Given information:

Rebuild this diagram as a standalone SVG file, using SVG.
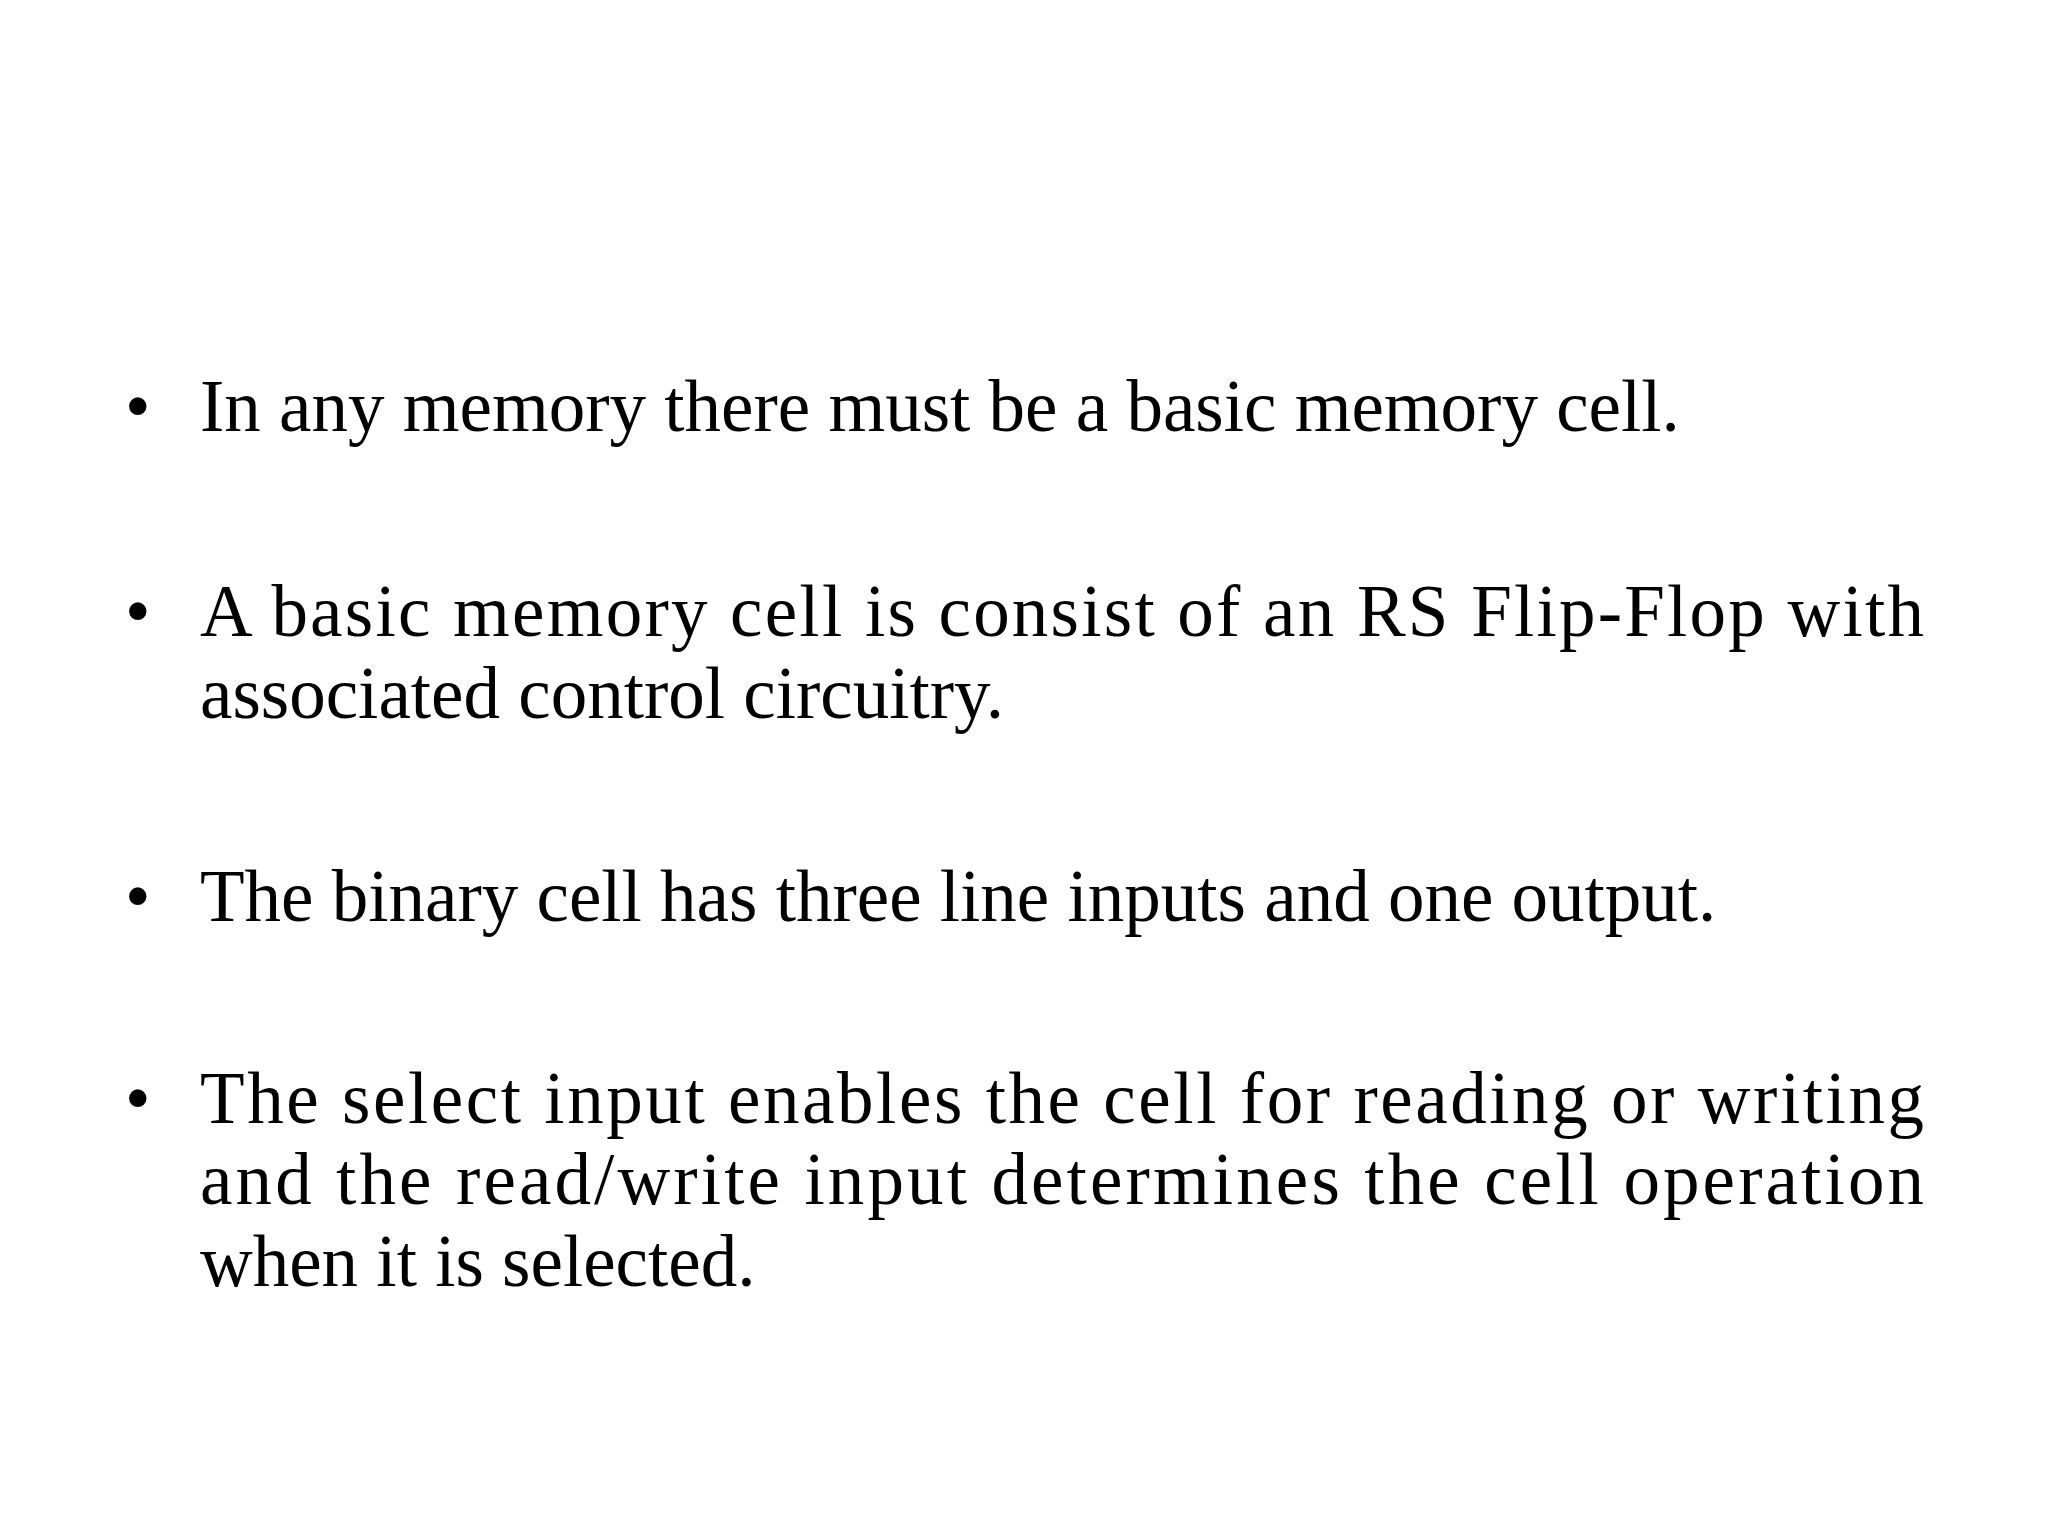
---
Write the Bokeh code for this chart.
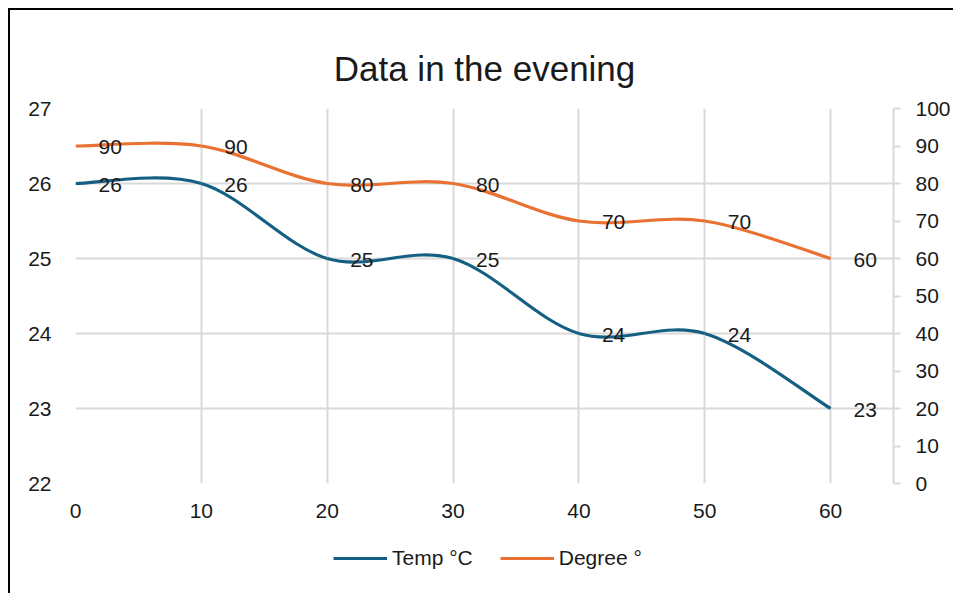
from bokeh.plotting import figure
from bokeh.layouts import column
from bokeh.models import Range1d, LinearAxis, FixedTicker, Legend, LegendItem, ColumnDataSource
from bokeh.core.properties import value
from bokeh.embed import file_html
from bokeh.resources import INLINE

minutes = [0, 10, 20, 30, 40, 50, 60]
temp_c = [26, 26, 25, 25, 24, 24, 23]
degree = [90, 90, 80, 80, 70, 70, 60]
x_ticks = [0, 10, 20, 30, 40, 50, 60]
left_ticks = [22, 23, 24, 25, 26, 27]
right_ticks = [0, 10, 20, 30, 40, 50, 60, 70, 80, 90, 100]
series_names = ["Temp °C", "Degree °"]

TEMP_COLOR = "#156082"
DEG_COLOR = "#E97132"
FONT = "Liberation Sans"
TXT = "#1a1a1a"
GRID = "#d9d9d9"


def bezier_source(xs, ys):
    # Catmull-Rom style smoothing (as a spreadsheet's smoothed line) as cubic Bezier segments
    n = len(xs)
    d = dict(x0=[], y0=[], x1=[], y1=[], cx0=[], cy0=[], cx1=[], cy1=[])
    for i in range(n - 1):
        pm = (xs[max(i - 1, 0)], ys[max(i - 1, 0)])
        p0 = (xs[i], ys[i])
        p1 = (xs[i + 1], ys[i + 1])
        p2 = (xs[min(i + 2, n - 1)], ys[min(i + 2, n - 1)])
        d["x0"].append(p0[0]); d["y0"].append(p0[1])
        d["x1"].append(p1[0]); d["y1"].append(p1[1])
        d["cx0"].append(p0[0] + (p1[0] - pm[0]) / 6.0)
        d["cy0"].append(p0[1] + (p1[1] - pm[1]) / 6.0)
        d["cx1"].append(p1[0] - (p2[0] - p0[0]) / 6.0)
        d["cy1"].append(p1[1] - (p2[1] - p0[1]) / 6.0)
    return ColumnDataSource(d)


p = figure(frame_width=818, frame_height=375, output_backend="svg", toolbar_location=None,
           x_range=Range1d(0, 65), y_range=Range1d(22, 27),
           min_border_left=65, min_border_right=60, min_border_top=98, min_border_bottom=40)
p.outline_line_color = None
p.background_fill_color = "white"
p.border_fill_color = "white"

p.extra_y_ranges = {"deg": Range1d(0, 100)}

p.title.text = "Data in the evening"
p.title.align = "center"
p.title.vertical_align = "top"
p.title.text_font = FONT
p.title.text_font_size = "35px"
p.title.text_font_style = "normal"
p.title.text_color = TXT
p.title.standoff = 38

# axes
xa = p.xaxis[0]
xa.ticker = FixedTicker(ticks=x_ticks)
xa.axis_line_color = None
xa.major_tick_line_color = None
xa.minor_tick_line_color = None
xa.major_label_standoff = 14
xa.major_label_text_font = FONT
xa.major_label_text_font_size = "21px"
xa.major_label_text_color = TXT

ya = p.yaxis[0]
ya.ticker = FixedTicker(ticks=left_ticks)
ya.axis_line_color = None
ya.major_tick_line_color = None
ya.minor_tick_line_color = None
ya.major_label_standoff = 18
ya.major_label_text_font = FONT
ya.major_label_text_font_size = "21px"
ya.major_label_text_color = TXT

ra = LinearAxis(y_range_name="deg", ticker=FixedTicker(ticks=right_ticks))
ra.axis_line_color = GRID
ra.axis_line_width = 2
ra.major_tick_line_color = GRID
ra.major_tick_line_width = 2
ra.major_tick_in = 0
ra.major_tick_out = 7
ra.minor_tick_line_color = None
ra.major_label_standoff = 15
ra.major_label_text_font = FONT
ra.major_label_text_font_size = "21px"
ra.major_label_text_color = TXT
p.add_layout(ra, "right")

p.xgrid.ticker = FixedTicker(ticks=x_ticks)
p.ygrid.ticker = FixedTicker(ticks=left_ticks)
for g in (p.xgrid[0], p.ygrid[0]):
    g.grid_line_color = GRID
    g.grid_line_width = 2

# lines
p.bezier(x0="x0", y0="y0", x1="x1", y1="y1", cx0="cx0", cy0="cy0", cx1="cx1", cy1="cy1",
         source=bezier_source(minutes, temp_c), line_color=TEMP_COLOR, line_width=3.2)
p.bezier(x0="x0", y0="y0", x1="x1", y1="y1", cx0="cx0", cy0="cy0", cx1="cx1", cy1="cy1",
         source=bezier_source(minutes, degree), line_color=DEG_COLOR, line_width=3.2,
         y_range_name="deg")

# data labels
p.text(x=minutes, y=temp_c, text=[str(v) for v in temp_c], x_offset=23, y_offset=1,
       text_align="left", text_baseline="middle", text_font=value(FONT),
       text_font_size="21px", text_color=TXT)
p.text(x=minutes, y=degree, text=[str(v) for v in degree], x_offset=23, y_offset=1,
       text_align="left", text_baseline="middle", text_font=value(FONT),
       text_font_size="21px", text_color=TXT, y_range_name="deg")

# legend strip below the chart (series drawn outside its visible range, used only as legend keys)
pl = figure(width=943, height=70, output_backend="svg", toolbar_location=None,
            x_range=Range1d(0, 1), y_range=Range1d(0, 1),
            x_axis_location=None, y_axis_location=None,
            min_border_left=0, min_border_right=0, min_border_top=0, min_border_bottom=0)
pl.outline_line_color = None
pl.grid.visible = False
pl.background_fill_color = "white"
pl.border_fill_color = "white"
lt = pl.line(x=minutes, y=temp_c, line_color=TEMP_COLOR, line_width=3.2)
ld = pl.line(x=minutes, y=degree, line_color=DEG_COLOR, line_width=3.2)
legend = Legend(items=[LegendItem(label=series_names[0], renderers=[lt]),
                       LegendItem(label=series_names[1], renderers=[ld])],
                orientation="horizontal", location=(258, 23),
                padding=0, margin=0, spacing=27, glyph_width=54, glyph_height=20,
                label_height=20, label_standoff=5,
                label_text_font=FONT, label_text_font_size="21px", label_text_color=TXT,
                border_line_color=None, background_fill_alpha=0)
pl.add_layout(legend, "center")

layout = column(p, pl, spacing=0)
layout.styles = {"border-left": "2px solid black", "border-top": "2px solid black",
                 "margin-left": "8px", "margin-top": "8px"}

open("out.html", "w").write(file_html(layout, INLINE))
* * *
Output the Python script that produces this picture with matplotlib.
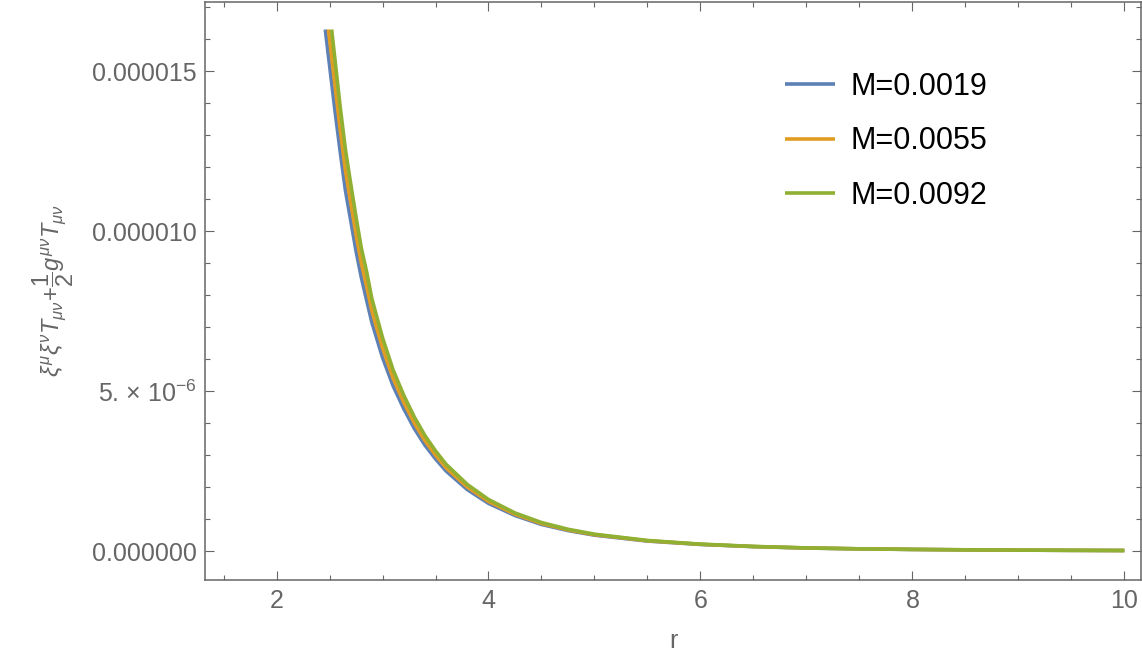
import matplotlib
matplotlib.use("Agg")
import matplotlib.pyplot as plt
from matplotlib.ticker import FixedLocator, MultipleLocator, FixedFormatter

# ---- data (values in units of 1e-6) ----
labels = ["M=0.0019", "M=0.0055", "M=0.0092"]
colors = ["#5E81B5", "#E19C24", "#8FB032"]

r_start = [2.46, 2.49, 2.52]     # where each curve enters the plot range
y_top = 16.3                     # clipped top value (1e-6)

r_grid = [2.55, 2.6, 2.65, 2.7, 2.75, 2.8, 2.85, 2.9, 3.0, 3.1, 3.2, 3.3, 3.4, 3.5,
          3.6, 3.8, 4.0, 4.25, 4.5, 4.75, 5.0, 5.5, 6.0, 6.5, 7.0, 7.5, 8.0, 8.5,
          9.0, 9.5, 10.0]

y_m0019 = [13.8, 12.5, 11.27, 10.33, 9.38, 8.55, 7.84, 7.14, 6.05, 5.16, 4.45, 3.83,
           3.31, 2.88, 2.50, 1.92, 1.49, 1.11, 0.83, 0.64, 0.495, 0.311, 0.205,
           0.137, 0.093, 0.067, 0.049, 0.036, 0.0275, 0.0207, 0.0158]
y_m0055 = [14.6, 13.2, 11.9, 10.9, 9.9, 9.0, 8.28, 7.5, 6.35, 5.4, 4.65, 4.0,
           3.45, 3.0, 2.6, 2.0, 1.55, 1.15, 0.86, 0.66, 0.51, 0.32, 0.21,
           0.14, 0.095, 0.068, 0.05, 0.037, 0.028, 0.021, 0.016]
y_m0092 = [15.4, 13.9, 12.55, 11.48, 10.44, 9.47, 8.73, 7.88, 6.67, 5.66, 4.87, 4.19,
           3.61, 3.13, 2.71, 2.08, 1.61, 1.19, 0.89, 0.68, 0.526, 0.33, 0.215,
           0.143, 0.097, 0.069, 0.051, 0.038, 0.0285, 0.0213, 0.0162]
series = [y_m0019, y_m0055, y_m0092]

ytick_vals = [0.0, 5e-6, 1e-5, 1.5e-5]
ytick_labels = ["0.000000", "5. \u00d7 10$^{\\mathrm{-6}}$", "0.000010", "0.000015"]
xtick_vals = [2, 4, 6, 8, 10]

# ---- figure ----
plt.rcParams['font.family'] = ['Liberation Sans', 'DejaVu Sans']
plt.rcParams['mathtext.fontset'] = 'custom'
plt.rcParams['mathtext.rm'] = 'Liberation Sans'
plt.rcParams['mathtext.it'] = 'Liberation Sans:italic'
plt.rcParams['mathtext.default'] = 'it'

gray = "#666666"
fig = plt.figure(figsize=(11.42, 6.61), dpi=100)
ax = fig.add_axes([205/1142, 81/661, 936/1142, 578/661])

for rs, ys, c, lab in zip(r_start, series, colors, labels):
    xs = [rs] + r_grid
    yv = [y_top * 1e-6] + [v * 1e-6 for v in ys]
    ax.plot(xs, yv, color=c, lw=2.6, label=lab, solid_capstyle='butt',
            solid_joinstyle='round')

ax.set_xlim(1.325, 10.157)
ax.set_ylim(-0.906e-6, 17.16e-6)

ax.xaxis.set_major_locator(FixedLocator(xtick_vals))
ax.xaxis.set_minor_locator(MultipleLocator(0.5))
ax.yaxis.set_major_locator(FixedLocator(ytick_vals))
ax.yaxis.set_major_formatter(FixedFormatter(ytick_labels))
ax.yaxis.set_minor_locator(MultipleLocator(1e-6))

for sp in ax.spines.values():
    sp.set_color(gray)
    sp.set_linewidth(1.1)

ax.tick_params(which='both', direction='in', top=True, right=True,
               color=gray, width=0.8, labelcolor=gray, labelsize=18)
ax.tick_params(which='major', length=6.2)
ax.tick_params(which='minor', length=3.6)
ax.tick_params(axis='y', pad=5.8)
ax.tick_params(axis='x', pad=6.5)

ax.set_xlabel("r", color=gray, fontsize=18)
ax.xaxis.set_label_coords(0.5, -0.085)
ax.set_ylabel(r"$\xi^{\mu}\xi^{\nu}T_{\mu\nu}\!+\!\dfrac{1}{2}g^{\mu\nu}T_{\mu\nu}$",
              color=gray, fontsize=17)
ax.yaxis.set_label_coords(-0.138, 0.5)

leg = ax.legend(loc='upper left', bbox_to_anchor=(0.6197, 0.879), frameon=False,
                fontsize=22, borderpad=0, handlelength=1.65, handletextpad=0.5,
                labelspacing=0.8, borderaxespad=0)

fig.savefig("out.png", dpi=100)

Stated task:
Among the lines above, determine how many hold the word "matplotlib"; report the figure alone.

Task output:
5